RESPA and Loss Mitigation Procedures
The court examined whether the Allens had sufficiently stated a claim under RESPA for violations of the regulation concerning loss mitigation procedures, specifically 12 C.F.R. § 1024.41. This regulation mandates that servicers must adhere to specific procedures when handling loss mitigation applications, including notifying borrowers of their options or reasons for denial within a designated timeframe. Wells Fargo argued that it was only required to comply with these procedures for a single complete loss mitigation application per borrower, which it contended applied to the Allens' 2015 request because they had already modified their loan in 2011. The court agreed with this interpretation, holding that the prior loan modification effectively rendered the 2015 application duplicative, thus exempting Wells Fargo from the obligation to respond under the regulation.
Actual Damages and Statutory Violations
The court also evaluated the Allens' claims regarding actual damages. It concluded that the Allens had not adequately pleaded actual damages, as their allegations were largely conclusory and lacked specific factual support for claims of lost work time and administrative expenses. Moreover, the Allens had failed to demonstrate a pattern or practice of misconduct necessary for pursuing statutory damages under RESPA. The court highlighted that without a clear basis for actual damages or a demonstration of a pattern of violations, the Allens could not sustain their claims under the statutory framework of RESPA.

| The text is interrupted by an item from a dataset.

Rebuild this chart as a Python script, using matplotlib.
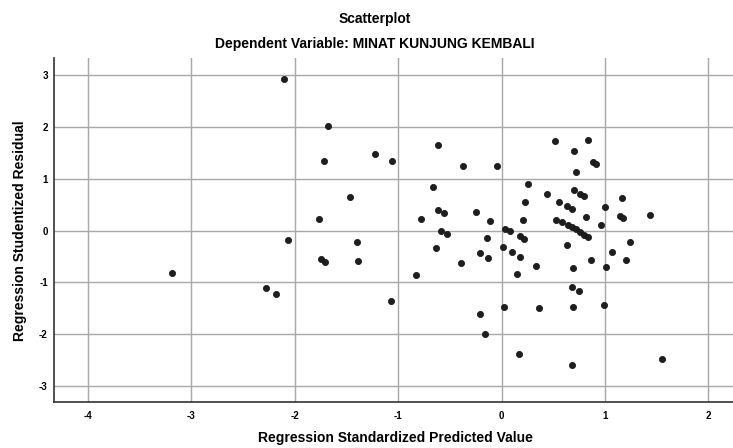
import numpy as np
import matplotlib.pyplot as plt

plt.rcParams.update({
    "font.family": ["Liberation Sans", "DejaVu Sans"],
    "axes.unicode_minus": False,
})

# predicted (standardized) vs studentized residual
pred = [
    -2.10, -1.68, -1.72, -1.22, -1.06, -1.47, -1.77, -2.07, -1.40, -3.19,
    -2.28, -2.18, -1.75, -1.71, -1.39, -1.07,
    -0.61, -0.37, -0.04, 0.52, 0.84, 0.70, 0.89, 0.91, 0.72, -0.66,
    0.26, 0.44, 0.70, 0.76, 0.80, 1.17, 0.23, 0.56, 0.63, 0.68,
    1.00, -0.61, -0.56, -0.25, -0.78, -0.11, 0.21, 0.53, 0.59, 0.82,
    1.15, 1.18, 1.44, 0.96, 0.64, 0.68, 0.72, 0.76, 0.80, 0.84,
    -0.59, -0.53, 0.03, 0.08, 0.18, 0.22, -0.14, 1.24, -0.63, 0.01,
    0.63,
    -0.83, -0.39, -0.21, -0.13, 0.10, 0.18, 0.15, 0.33, 0.69, 0.87,
    1.07, 1.01, 1.20, 0.68, 0.75, -0.21, 0.02, 0.36, 0.69, 0.99,
    -0.16, 0.17, 0.68, 1.55,
]
resid = [
    2.93, 2.03, 1.35, 1.48, 1.35, 0.64, 0.23, -0.19, -0.23, -0.82,
    -1.11, -1.22, -0.55, -0.61, -0.59, -1.36,
    1.66, 1.25, 1.25, 1.74, 1.75, 1.53, 1.32, 1.28, 1.13, 0.84,
    0.90, 0.70, 0.79, 0.70, 0.67, 0.62, 0.56, 0.56, 0.47, 0.41,
    0.45, 0.39, 0.34, 0.36, 0.22, 0.19, 0.21, 0.21, 0.16, 0.27,
    0.29, 0.24, 0.30, 0.10, 0.11, 0.06, 0.02, -0.03, -0.08, -0.13,
    -0.01, -0.06, 0.03, -0.01, -0.10, -0.16, -0.15, -0.23, -0.33, -0.31,
    -0.28,
    -0.86, -0.62, -0.44, -0.53, -0.42, -0.51, -0.84, -0.69, -0.73, -0.56,
    -0.41, -0.71, -0.56, -1.09, -1.17, -1.61, -1.48, -1.50, -1.48, -1.44,
    -2.00, -2.38, -2.60, -2.49,
]

x_ticks = [-4, -3, -2, -1, 0, 1, 2]
y_ticks = [-3, -2, -1, 0, 1, 2, 3]

fig = plt.figure(figsize=(7.33, 4.48), dpi=100)
ax = fig.add_axes([0.0737, 0.102, 0.9263, 0.768])

ax.scatter(pred, resid, s=20, color="#1e1e1e", edgecolors="#111111",
           linewidths=0.5, zorder=3)

ax.set_xlim(-4.33, 2.24)
ax.set_ylim(-3.32, 3.33)
ax.set_xticks(x_ticks)
ax.set_yticks(y_ticks)
ax.set_xticklabels([str(t) for t in x_ticks], fontsize=7, fontweight="bold")
ax.set_yticklabels([str(t) for t in y_ticks], fontsize=7, fontweight="bold")
ax.tick_params(axis="x", length=0, pad=6)
ax.tick_params(axis="y", length=0, pad=4.5)

ax.grid(True, color="#a8a8a8", linewidth=1.0)
ax.set_axisbelow(True)
for side in ["top", "right"]:
    ax.spines[side].set_visible(False)
for side in ["left", "bottom"]:
    ax.spines[side].set_color("#333333")
    ax.spines[side].set_linewidth(1.2)

ax.set_xlabel("Regression Standardized Predicted Value", fontsize=10,
              fontweight="bold", va="center")
ax.xaxis.set_label_coords((395 - 54) / 679, (402.3 - 438) / 344)
ax.set_ylabel("Regression Studentized Residual", fontsize=10,
              fontweight="bold", va="center")
ax.yaxis.set_label_coords((20 - 54) / 679, 0.5)

fig.text(375 / 733, 0.958, "Scatterplot", ha="center", va="center",
         fontsize=10, fontweight="bold")
fig.text(375 / 733, 0.902, "Dependent Variable: MINAT KUNJUNG KEMBALI",
         ha="center", va="center", fontsize=10, fontweight="bold")

fig.savefig("out.png", dpi=100)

No Private Right of Action
In considering the Allens' claim regarding 12 C.F.R. § 1024.40(a), which requires servicers to assign personnel to delinquent borrowers, the court noted that there is no private right of action under this regulation. This lack of enforceability was pivotal in the court's decision, as the Allens had not provided a valid legal basis to maintain a claim under this provision. The court contrasted this regulation with § 1024.41, which explicitly allows for private enforcement under specific conditions, further solidifying the dismissal of the Allens' claims related to personnel assignment.
Conclusion and Dismissal
Ultimately, the court determined that the defects in the Allens' pleading were incurable, as their claims were legally insufficient based on the regulatory framework of RESPA. The court recognized that the Allens' 2015 loss mitigation request was indeed duplicative of their previous application, exempting Wells Fargo from any obligation to respond. Additionally, the absence of a private right of action for their claim under § 1024.40(a) further precluded recovery. As a result, the court granted Wells Fargo's motion, dismissing the action with prejudice and without leave to replead, thus concluding the case in favor of the defendant.